==== Data extract

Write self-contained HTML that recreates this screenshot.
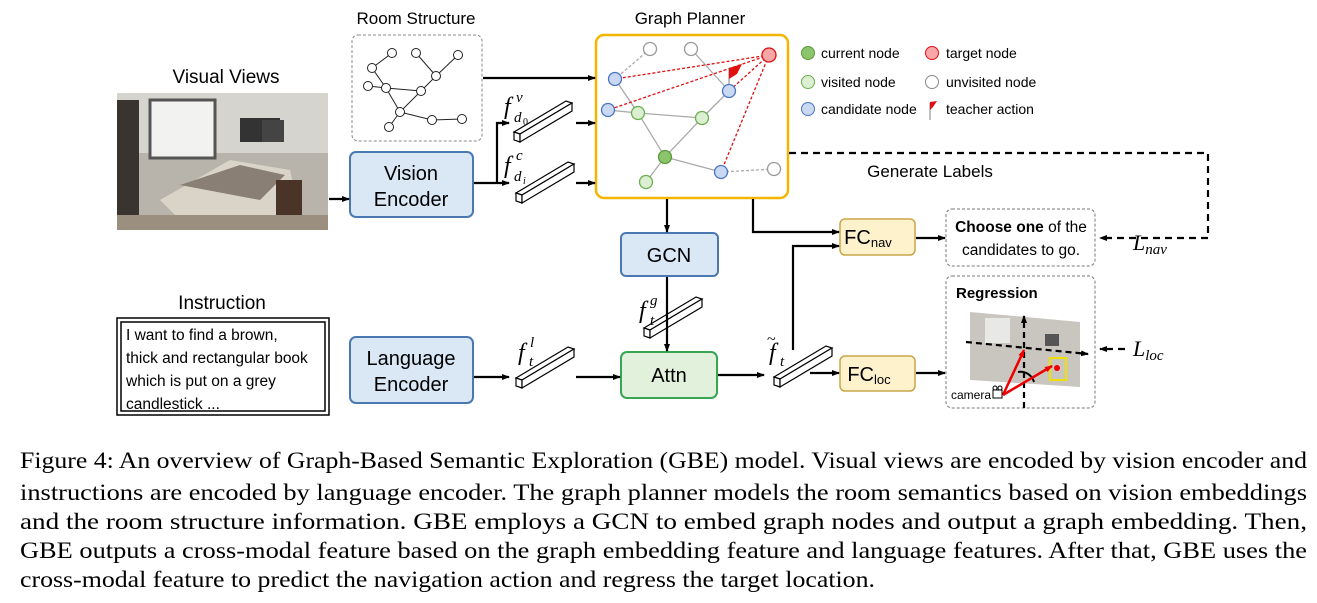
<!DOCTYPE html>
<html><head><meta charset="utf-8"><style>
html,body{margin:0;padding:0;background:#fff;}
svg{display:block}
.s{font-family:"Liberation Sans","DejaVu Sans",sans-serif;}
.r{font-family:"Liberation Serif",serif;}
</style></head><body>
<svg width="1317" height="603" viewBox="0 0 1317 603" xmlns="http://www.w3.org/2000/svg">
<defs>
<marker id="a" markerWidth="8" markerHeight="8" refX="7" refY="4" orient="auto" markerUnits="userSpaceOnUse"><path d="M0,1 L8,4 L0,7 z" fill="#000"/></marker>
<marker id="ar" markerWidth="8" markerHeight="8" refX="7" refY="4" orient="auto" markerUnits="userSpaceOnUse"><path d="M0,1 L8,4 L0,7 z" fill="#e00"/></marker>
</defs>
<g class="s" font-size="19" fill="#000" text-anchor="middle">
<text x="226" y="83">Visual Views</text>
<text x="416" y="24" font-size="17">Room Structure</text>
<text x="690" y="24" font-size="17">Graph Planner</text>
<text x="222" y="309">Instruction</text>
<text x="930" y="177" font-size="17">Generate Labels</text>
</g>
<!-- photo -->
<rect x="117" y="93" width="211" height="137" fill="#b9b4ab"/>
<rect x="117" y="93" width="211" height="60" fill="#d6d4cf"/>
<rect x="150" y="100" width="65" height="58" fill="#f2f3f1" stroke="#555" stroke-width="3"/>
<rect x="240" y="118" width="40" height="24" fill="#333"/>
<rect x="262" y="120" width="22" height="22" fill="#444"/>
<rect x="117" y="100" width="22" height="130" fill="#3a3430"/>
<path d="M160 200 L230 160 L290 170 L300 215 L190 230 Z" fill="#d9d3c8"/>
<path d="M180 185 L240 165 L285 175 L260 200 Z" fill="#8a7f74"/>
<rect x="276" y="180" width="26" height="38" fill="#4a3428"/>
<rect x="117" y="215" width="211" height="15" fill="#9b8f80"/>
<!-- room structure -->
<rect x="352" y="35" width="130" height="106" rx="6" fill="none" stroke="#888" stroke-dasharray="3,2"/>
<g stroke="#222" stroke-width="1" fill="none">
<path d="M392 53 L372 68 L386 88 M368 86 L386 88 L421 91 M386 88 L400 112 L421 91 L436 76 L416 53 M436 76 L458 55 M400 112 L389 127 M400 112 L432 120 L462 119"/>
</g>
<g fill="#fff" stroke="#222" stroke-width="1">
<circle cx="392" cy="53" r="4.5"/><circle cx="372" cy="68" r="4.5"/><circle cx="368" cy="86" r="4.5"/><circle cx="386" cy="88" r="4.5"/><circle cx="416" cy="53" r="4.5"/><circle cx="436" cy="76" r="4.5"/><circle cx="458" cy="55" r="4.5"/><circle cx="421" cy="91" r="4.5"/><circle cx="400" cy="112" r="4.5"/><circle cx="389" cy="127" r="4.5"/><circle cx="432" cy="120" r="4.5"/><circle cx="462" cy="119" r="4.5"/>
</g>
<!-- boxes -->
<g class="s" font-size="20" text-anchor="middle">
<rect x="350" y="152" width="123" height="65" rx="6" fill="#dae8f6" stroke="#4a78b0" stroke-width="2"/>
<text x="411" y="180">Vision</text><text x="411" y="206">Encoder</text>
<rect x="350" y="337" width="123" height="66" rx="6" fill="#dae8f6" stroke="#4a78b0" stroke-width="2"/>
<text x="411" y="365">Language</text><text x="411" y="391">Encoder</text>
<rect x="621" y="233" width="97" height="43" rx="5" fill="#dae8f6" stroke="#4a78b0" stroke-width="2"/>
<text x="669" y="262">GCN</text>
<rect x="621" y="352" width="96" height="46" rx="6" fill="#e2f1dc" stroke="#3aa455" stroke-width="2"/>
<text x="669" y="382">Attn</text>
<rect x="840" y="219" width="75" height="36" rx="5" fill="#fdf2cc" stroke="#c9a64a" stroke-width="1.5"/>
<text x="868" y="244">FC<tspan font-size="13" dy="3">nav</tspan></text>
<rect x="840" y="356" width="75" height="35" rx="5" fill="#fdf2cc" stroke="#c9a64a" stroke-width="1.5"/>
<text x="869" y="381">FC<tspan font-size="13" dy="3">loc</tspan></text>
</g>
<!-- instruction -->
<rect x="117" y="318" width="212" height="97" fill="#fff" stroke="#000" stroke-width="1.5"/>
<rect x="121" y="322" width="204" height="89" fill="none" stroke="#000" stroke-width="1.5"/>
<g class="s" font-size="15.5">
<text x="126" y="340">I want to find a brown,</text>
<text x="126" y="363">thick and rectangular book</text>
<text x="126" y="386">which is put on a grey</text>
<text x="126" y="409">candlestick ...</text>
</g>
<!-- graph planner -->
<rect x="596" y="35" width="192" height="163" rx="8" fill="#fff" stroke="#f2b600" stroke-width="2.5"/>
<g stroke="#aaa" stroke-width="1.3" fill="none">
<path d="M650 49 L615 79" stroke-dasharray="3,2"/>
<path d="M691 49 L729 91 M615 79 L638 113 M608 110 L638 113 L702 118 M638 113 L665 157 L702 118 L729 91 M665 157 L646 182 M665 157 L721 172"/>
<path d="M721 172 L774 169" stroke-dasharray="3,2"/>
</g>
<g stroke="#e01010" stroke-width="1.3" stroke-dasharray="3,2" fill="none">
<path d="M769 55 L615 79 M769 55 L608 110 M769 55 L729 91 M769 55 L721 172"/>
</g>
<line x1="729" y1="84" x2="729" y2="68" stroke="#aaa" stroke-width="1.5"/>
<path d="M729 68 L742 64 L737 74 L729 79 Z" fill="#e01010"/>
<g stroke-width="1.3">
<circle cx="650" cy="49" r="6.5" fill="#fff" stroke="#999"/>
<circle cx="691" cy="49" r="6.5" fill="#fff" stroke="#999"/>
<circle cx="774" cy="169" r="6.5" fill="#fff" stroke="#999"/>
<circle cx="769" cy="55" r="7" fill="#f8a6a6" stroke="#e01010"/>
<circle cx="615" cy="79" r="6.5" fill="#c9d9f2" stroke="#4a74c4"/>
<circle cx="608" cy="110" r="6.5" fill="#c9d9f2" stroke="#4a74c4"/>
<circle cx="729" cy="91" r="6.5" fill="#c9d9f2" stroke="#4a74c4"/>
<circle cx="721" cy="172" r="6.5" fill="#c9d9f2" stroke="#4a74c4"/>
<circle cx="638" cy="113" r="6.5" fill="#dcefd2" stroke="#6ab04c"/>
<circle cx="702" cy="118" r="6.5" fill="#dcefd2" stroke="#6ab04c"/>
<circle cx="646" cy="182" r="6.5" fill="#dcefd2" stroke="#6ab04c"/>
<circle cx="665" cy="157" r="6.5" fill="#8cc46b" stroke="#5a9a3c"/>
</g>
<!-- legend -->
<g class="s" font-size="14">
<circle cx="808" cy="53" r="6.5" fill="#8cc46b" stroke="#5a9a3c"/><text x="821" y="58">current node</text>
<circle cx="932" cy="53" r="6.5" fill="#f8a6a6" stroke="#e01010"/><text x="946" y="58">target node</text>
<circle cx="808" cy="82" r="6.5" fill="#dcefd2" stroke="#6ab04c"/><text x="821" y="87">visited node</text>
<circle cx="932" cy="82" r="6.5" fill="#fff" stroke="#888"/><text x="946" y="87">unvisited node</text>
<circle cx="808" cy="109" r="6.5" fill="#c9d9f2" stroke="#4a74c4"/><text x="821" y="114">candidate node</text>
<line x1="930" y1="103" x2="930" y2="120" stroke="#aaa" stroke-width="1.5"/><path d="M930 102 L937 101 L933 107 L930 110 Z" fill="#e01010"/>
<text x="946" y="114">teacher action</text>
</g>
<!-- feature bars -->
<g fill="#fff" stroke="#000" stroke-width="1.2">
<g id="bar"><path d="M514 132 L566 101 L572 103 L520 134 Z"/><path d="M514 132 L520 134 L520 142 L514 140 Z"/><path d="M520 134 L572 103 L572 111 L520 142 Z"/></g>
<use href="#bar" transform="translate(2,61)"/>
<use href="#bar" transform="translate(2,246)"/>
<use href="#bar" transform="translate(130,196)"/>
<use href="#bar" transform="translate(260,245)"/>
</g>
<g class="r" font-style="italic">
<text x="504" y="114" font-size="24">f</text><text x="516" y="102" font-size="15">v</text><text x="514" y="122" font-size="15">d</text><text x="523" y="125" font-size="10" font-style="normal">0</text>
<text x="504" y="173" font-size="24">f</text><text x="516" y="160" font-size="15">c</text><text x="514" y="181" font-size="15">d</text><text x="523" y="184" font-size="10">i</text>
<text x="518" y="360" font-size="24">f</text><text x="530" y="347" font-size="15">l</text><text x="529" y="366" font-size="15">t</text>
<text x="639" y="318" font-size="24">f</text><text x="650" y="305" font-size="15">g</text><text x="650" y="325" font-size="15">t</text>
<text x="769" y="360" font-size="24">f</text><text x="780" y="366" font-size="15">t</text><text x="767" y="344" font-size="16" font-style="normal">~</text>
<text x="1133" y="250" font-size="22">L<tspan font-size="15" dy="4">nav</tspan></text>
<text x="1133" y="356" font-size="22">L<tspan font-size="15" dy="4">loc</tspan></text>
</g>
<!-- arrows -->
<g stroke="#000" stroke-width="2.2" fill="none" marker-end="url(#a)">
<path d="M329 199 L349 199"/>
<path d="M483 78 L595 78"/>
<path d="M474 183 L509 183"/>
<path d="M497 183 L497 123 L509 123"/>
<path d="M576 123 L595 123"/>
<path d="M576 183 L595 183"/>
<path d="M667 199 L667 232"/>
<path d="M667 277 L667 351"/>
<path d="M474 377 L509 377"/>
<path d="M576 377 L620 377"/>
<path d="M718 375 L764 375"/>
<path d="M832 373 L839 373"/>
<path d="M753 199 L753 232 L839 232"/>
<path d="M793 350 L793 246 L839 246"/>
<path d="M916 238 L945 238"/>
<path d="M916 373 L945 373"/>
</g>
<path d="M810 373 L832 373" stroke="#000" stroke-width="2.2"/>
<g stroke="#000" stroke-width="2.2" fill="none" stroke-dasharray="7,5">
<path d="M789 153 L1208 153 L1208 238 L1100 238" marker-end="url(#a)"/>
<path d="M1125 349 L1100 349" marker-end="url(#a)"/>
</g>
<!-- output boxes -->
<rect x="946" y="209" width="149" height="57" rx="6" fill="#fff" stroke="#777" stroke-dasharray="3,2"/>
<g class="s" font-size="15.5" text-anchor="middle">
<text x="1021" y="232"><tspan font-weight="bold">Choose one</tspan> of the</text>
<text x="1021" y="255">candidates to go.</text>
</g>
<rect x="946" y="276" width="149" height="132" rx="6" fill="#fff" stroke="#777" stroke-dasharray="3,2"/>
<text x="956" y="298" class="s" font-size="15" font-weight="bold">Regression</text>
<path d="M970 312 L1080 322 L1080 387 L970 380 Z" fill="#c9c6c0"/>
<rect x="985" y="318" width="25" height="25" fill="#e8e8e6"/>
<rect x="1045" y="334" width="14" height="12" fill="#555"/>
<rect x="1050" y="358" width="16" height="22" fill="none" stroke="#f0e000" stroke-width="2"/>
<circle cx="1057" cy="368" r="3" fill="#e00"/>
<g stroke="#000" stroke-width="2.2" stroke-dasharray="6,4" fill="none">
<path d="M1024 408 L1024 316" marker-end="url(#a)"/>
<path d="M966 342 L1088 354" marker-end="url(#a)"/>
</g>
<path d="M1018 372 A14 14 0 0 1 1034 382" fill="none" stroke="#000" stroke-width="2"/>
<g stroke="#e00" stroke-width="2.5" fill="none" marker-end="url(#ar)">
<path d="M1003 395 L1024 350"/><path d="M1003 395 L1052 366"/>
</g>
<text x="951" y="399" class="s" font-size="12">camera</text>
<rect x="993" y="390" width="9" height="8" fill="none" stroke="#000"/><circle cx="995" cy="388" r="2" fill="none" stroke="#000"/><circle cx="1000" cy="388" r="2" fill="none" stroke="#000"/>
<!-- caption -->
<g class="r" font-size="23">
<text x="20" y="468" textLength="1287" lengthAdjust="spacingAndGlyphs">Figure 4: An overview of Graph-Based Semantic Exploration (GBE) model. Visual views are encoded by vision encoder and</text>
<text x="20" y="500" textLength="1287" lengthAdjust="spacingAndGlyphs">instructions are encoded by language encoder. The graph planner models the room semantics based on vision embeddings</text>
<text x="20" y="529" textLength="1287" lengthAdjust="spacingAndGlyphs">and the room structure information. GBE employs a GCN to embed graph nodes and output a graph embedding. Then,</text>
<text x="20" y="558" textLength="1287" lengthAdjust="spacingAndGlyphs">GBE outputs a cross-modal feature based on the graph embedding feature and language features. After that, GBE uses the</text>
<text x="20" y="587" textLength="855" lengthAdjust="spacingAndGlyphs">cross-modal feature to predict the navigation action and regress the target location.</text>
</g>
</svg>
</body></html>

========

-- Required work --
Locate all lines holding the word "that", then copy them out.

-- Correct response --
Write self-contained HTML that recreates this screenshot.
<text x="20" y="558" textLength="1287" lengthAdjust="spacingAndGlyphs">GBE outputs a cross-modal feature based on the graph embedding feature and language features. After that, GBE uses the</text>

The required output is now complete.